3. Step aside, Abe Lincoln. Suck it, FDR. Donald Trump is the strongest president in U.S. history because he grudgingly approved a minor troop deployment to Eastern Europe in a symbolic attempt to gloss over his own indifference to Russian territorial expansion.
4. Surprisingly, on this occasion USA Politics Today has refrained from telling us how many hundreds of thousands of times we need to share its craptacular post in order to “send a message” to President Trump; but if we share it at all, we are deemed by virtue of USAPT’s clever hashtag translation to have formally acknowledged Trump’s unrivaled greatness, which may be used against us in a future legal action or divorce proceeding.
C. THE IMAGE
5. President Trump, carefully spelling out which methods of killing innocent babies will result in a U.S. missile strike, and which will not.
6. Trump’s elfin index finger is 1.8 inches long. No wonder Melania sleeps in her own bed.
D. THE HEADLINE
7. USA Politics Today hasn’t been this impressed by a presidential decision since Trump boldly used his 3-wood out of the rough at Mar-a-Lago last weekend.
8. Actually, President Trump (a.k.a. Defense Secretary Mattis) sent about 900 U.S. soldiers to northeastern Poland. The remainder of the multinational force consists of 150 British troops and 120 Romanians. Their official mission is to “deter aggression,” not “fight Russia.” But if a need to launch an attack arises, we’re sure that Trump will courteously call Putin an hour in advance to warn him.

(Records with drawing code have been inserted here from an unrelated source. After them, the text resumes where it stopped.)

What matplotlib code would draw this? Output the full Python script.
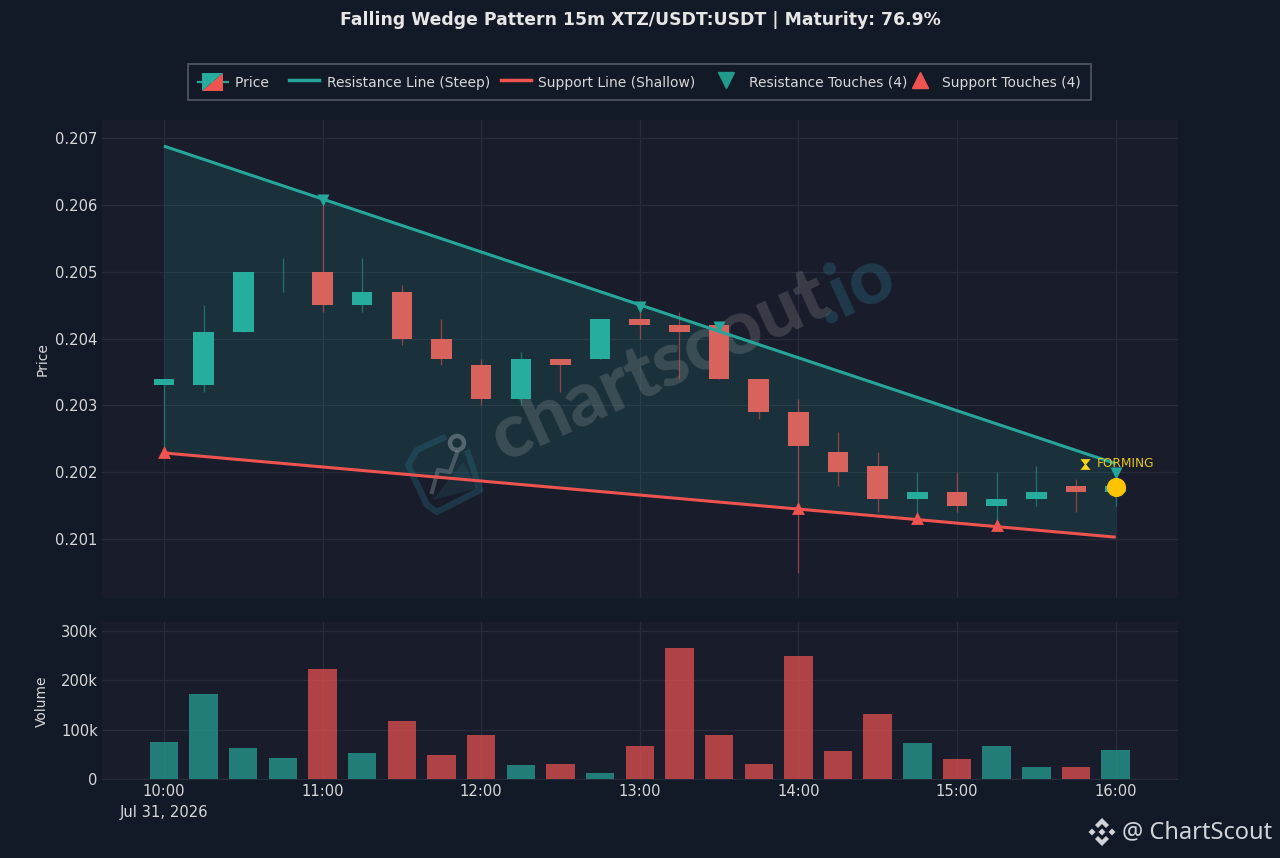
import matplotlib
matplotlib.use('Agg')
import matplotlib.pyplot as plt
from matplotlib.legend_handler import HandlerBase
from matplotlib.lines import Line2D
from matplotlib.patches import Circle, Polygon, Rectangle
from matplotlib.transforms import IdentityTransform

W, H = 1280, 858

opens = [0.2033, 0.2033, 0.2041, 0.2050, 0.2050, 0.2045, 0.2047, 0.2040, 0.2036, 0.2031, 0.2037, 0.2037, 0.2043,
         0.2042, 0.2042, 0.2034, 0.2029, 0.2023, 0.2021, 0.2016, 0.2017, 0.2015, 0.2016, 0.2018, 0.2017]
highs = [0.2034, 0.2045, 0.2050, 0.2052, 0.2061, 0.2052, 0.2048, 0.2043, 0.2037, 0.2038, 0.2037, 0.2043, 0.2044,
         0.2044, 0.2042, 0.2034, 0.2031, 0.2026, 0.2023, 0.2020, 0.2020, 0.2020, 0.2021, 0.2019, 0.2020]
lows = [0.2023, 0.2032, 0.2041, 0.2047, 0.2044, 0.2044, 0.2039, 0.2036, 0.2030, 0.2030, 0.2032, 0.2037, 0.2040,
        0.2034, 0.2034, 0.2028, 0.2005, 0.2018, 0.2014, 0.2013, 0.2014, 0.2012, 0.2015, 0.2014, 0.2015]
closes = [0.2034, 0.2041, 0.2050, 0.2050, 0.2045, 0.2047, 0.2040, 0.2037, 0.2031, 0.2037, 0.2036, 0.2043, 0.2042,
          0.2041, 0.2034, 0.2029, 0.2024, 0.2020, 0.2016, 0.2017, 0.2015, 0.2016, 0.2017, 0.2017, 0.2018]
volumes = [75, 172, 63, 42, 222, 52, 118, 48, 90, 28, 30, 13, 67, 266, 90, 31, 250, 56, 132, 72, 41, 66, 24, 24, 58]
vol_up = [1, 1, 1, 1, 0, 1, 0, 0, 0, 1, 0, 1, 0, 0, 0, 0, 0, 0, 0, 1, 0, 1, 1, 0, 1]

tick_pos = [0, 4, 8, 12, 16, 20, 24]
tick_labels = ['10:00\nJul 31, 2026', '11:00', '12:00', '13:00', '14:00', '15:00', '16:00']
price_ticks = [0.201, 0.202, 0.203, 0.204, 0.205, 0.206, 0.207]
vol_ticks = [0, 100, 200, 300]
vol_tick_labels = ['0', '100k', '200k', '300k']

res_x = [0, 24]
res_y = [0.20688, 0.20213]
sup_x = [0, 24]
sup_y = [0.20229, 0.20103]
res_touch_x = [4, 12, 14, 24]
res_touch_y = [0.20608, 0.20448, 0.20418, 0.20199]
sup_touch_x = [0, 16, 19, 21]
sup_touch_y = [0.20231, 0.20147, 0.20131, 0.20121]

BG = '#131a27'
PANEL = '#191d2b'
TEAL = '#26a69a'
RED = '#ef5350'
BODY_UP = '#26ad9e'
BODY_DN = '#d8625c'
TXT = '#d8d8d8'
WM = '#2a6a80'
WM_GREY = '#9aa5b0'


def px_axes(x0, y0, x1, y1):
    return fig.add_axes([x0 / W, 1 - y1 / H, (x1 - x0) / W, (y1 - y0) / H])


def flip(pts):
    # reference pixel coords (y down) to display coords
    return [(x, H - y) for x, y in pts]


class PriceHandler(HandlerBase):
    def create_artists(self, legend, orig, xd, yd, width, height, fontsize, trans):
        cx = width / 2 - xd
        cy = height / 2 - yd
        w = fontsize * 1.5
        h = fontsize * 1.25
        line = Line2D([-xd, width - xd], [cy, cy], color=TEAL, lw=1.6, transform=trans)
        up = Polygon([[cx - w / 2, cy - h / 2], [cx - w / 2, cy + h / 2], [cx + w / 2, cy + h / 2]], color=BODY_UP,
                     lw=0, transform=trans)
        dn = Polygon([[cx - w / 2, cy - h / 2], [cx + w / 2, cy - h / 2], [cx + w / 2, cy + h / 2]], color=RED,
                     lw=0, transform=trans)
        return [line, dn, up]


fig = plt.figure(figsize=(W / 100, H / 100), dpi=100, facecolor=BG)
ax = px_axes(102, 120, 1178, 598)
axv = px_axes(102, 622, 1178, 780)

for a in (ax, axv):
    a.set_facecolor(PANEL)
    a.set_xlim(-1.56, 25.57)
    a.set_xticks(tick_pos)
    a.grid(True, color='#262c3b', lw=0.9)
    a.set_axisbelow(True)
    a.tick_params(colors=TXT, labelsize=10.6, length=0, pad=3)
    for s in a.spines.values():
        s.set_visible(False)

# wedge
xs = list(range(25))
ax.fill_between(res_x, res_y, sup_y, color=TEAL, alpha=0.15, lw=0, zorder=1)
ax.plot(res_x, res_y, color=TEAL, lw=2.2, solid_capstyle='butt', zorder=5)
ax.plot(sup_x, sup_y, color=RED, lw=2.2, solid_capstyle='butt', zorder=5)

# watermark
ident = IdentityTransform()
ax.text(660, H - 366, 'chartscout', transform=ident, color='#b0b0b0', alpha=0.22, fontsize=55, family='Lato',
        weight='black', rotation=24.5, rotation_mode='anchor', ha='center', va='center', zorder=2)
ax.text(853, H - 288, '.io', transform=ident, color=WM, alpha=0.38, fontsize=55, family='Lato', weight='black',
        rotation=24.5, rotation_mode='anchor', ha='center', va='center', zorder=2)
frame = [(443, 438), (417, 450), (408, 465), (427, 505), (437, 512), (480, 490), (468, 453)]
inner = [(432, 492), (438, 470), (450, 472), (457, 453)]
ax.add_patch(Polygon(flip([(433, 500), (463, 462), (478, 488)]), color=WM, alpha=0.2, lw=0, transform=ident, zorder=2))
ax.add_line(Line2D(*zip(*flip(frame)), color=WM, alpha=0.35, lw=4.5, solid_joinstyle='round', transform=ident, zorder=2))
ax.add_line(Line2D(*zip(*flip(inner)), color=WM_GREY, alpha=0.35, lw=3, transform=ident, zorder=2))
ax.add_patch(Circle((457, H - 443), 7, fill=False, ec=WM_GREY, alpha=0.45, lw=3.2, transform=ident, zorder=2))

# candles
for i in xs:
    up = closes[i] >= opens[i]
    ax.vlines(i, lows[i], highs[i], color=TEAL if up else RED, lw=0.9, alpha=0.55, zorder=3)
    bottom = min(opens[i], closes[i])
    ax.bar(i, abs(closes[i] - opens[i]), bottom=bottom, width=0.52, color=BODY_UP if up else BODY_DN, lw=0, zorder=4)

ax.scatter(res_touch_x, res_touch_y, marker='v', s=75, color=TEAL, zorder=6, lw=0)
ax.scatter(sup_touch_x, sup_touch_y, marker='^', s=85, color=RED, zorder=6, lw=0)
ax.scatter([24], [0.20178], s=190, color='#ffc400', zorder=7, lw=0)
ax.scatter([23.23], [0.20212], marker='$\u29D7$', s=60, color='#ffd21f', zorder=7, lw=0)
ax.text(23.53, 0.20213, 'FORMING', color='#e8c820', fontsize=8.7, va='center', ha='left', zorder=8)

ax.set_ylim(0.20012, 0.20727)
ax.set_yticks(price_ticks)
ax.set_yticklabels(['%.3f' % v for v in price_ticks])
ax.set_xticklabels([])
ax.set_ylabel('Price', color=TXT, fontsize=10)
ax.yaxis.set_label_coords(-0.049, 0.5)

vol_cols = [TEAL if u else RED for u in vol_up]
axv.bar(xs, volumes, width=0.72, color=vol_cols, alpha=0.7, lw=0, zorder=3)
axv.set_ylim(-2, 318)
axv.set_yticks(vol_ticks)
axv.set_yticklabels(vol_tick_labels)
axv.set_xticklabels(tick_labels, linespacing=1.45)
axv.set_ylabel('Volume', color=TXT, fontsize=10)
axv.yaxis.set_label_coords(-0.049, 0.5)

fig.text(640 / W, 1 - 20 / H, 'Falling Wedge Pattern 15m XTZ/USDT:USDT | Maturity: 76.9%', color='#e6e6e6',
         fontsize=12.4, weight='bold', ha='center', va='center')

handles = [
    Rectangle((0, 0), 1, 1),
    Line2D([], [], color=TEAL, lw=2.5),
    Line2D([], [], color=RED, lw=2.5),
    Line2D([], [], color='#1f9a8c', marker='v', ms=12, lw=0),
    Line2D([], [], color=RED, marker='^', ms=12, lw=0),
]
# trailing spaces keep the uneven gaps between the legend columns
names = ['Price     ', 'Resistance Line (Steep)   ', 'Support Line (Shallow)    ', 'Resistance Touches (4)',
         'Support Touches (4)']
leg = fig.legend(handles, names, handler_map={Rectangle: PriceHandler()}, ncol=5, loc='center',
                 bbox_to_anchor=(639.5 / W, 1 - 82 / H), fontsize=10, labelcolor=TXT, facecolor=BG, edgecolor='#4a4f5c',
                 framealpha=1, fancybox=False, columnspacing=-0.145, handletextpad=0.55, handlelength=2.15,
                 handleheight=1.4, borderpad=0.7)
leg.get_frame().set_linewidth(1.4)

# chartscout mark bottom right
MARK = '#d0d3d8'
mx, my = 1102, 832
pieces = [
    [(0, -14), (7, -7), (4, -4), (0, -8), (-4, -4), (-7, -7)],
    [(0, 14), (7, 7), (4, 4), (0, 8), (-4, 4), (-7, 7)],
    [(0, -3.5), (3.5, 0), (0, 3.5), (-3.5, 0)],
    [(-13.5, 0), (-10, -3.5), (-6.5, 0), (-10, 3.5)],
    [(13.5, 0), (10, -3.5), (6.5, 0), (10, 3.5)],
]
for p in pieces:
    fig.add_artist(Polygon(flip([(mx + dx, my + dy) for dx, dy in p]), color=MARK, lw=0, transform=ident))
fig.text(1197 / W, 1 - 832 / H, '@ ChartScout', color=MARK, fontsize=17, family='Noto Sans', ha='center',
         va='center')

fig.savefig('out.png', dpi=100, facecolor=BG)
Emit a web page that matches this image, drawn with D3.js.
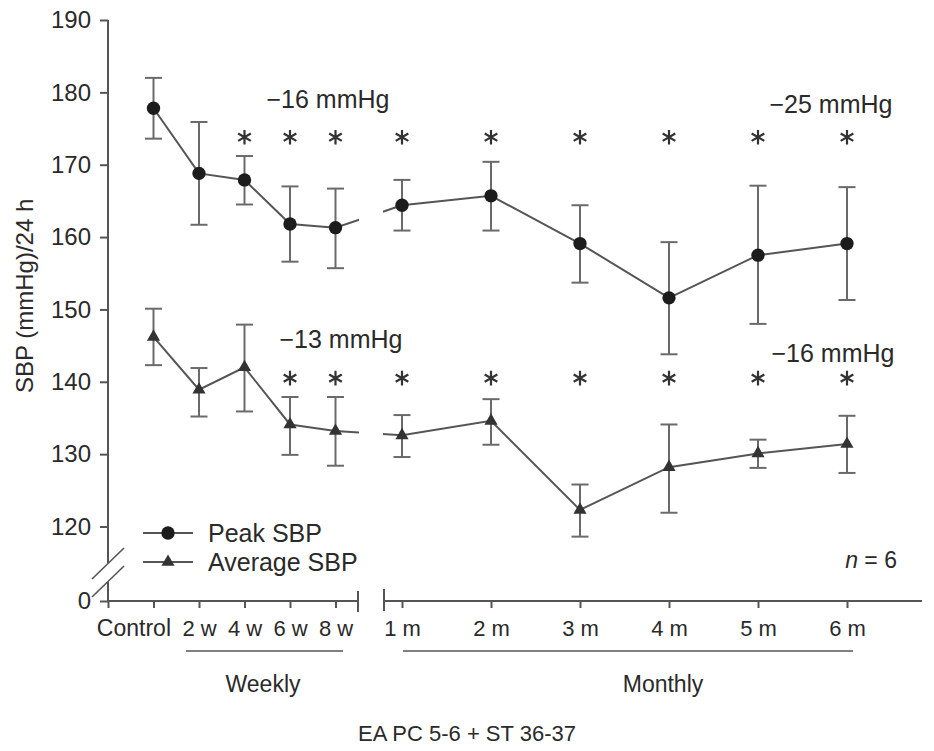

9. Although this sounds like another vapidly asinine exclamation from a right-wing media site, it turns out to be a real quote from U.S. Army Lt. Colonel Steven Gventer, who heads the battle group. Which makes one wonder — are there situations in which our expensively equipped soldiers are only partially ready to be lethal? Or merely ready to be non-lethal? Regardless, the author of the linked article can’t contain his fabricated excitement, shouting out: “The world is going to be afraid from America again! We are going to be number one again! Trump will make America great! GOD BLESS AMERICA!” And God bless Poland, for believing it can count on Mr. Flexible to honor America’s international commitments when lethal-ready Russian tanks start massing on its borders.